In the context of a person’s journey to self-improvement, there are, broadly speaking, two approaches to repentance.
These are reflected in how one regards the evils he committed in his past.
The first approach, that which forms the most basic and core element in the repentance process, is a person’s dissociation from the past and the evil acts he perpetrated.
The second approach involves making an active change in the sinful deeds he performed, in an effort to impart new meaning to them.
The first approach is relatively simple, attainable by any person and for any evil action he may have committed.
In this approach, one disentangles himself from the ramifications of the particular deed, escaping from the vicious cycle of sin and evil by taking ownership of those actions and resolving to abandon them completely.
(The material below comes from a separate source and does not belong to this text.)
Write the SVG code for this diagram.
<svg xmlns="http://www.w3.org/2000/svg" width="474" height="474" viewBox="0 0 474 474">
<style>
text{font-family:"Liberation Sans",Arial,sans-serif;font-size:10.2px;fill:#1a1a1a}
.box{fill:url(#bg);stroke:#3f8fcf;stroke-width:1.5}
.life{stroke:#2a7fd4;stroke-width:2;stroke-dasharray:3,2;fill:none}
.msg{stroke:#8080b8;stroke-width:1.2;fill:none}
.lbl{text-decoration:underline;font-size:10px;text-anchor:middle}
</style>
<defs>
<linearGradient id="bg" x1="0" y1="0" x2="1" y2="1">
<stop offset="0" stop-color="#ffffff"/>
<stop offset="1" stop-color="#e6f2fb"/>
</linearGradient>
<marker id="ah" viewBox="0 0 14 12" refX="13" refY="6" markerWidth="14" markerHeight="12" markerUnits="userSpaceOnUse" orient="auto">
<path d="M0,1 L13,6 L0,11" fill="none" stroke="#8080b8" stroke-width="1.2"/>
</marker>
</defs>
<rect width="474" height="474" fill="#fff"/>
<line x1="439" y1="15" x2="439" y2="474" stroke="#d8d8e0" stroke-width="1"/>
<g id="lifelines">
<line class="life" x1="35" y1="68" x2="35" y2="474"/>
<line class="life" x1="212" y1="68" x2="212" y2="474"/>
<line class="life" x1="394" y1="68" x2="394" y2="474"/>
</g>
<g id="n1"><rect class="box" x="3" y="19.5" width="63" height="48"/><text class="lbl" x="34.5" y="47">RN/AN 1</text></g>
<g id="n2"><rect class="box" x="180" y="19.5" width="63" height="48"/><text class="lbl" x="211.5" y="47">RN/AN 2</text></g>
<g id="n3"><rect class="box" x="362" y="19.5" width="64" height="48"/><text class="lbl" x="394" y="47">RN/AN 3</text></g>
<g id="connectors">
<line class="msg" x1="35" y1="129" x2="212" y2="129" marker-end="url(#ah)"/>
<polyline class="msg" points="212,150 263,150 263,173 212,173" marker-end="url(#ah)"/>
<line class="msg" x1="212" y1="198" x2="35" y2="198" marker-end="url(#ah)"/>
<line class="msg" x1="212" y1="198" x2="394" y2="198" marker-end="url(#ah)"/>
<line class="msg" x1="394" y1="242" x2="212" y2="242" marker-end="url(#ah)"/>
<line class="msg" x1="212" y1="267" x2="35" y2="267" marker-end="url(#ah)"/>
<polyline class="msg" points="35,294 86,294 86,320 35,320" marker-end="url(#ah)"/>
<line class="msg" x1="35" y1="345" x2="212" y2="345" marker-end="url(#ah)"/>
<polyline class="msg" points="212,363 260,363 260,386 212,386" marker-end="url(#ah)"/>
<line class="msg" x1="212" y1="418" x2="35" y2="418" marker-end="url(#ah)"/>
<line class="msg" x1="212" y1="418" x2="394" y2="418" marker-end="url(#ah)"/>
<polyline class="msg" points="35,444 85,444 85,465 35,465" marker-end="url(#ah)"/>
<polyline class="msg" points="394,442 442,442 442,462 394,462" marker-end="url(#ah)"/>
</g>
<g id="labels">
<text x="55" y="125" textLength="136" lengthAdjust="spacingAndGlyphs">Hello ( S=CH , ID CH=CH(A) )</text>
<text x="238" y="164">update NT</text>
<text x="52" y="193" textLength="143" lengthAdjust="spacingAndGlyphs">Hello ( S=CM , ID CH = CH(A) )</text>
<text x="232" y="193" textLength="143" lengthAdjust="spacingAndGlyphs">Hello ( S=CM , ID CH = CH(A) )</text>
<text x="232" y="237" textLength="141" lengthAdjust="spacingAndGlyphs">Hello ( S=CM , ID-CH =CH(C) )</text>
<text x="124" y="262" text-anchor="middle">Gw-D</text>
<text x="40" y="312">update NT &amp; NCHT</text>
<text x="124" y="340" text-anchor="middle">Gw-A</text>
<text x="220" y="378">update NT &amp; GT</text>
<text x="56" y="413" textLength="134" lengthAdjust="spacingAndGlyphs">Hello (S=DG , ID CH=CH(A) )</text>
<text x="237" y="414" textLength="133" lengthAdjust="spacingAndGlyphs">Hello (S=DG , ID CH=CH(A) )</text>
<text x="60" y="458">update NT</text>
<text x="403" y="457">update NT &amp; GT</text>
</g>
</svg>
To be sure, the damage wrought by his actions woefully remains within existence, in desperate need of repair; he merely breaks his connection with it.
This is, in a sense, how a person relates to the impure kelippot:
He neither repairs them nor transforms them into good, but only disconnects himself from them.
The 365 prohibitions provide the framework within which this approach can operate.
They represent those actions one must avoid, how to contain them, and how to sever their lifeline, banishing them from existence.
The second approach to repentance, exceedingly rare and far more difficult than the first, is one in which a person succeeds in changing the meaning of his past actions.
To undertake this task one must relate to the evil not merely in a passive manner, i.e., by ceasing that action, but by actively elevating and rectifying the evil with a holy action.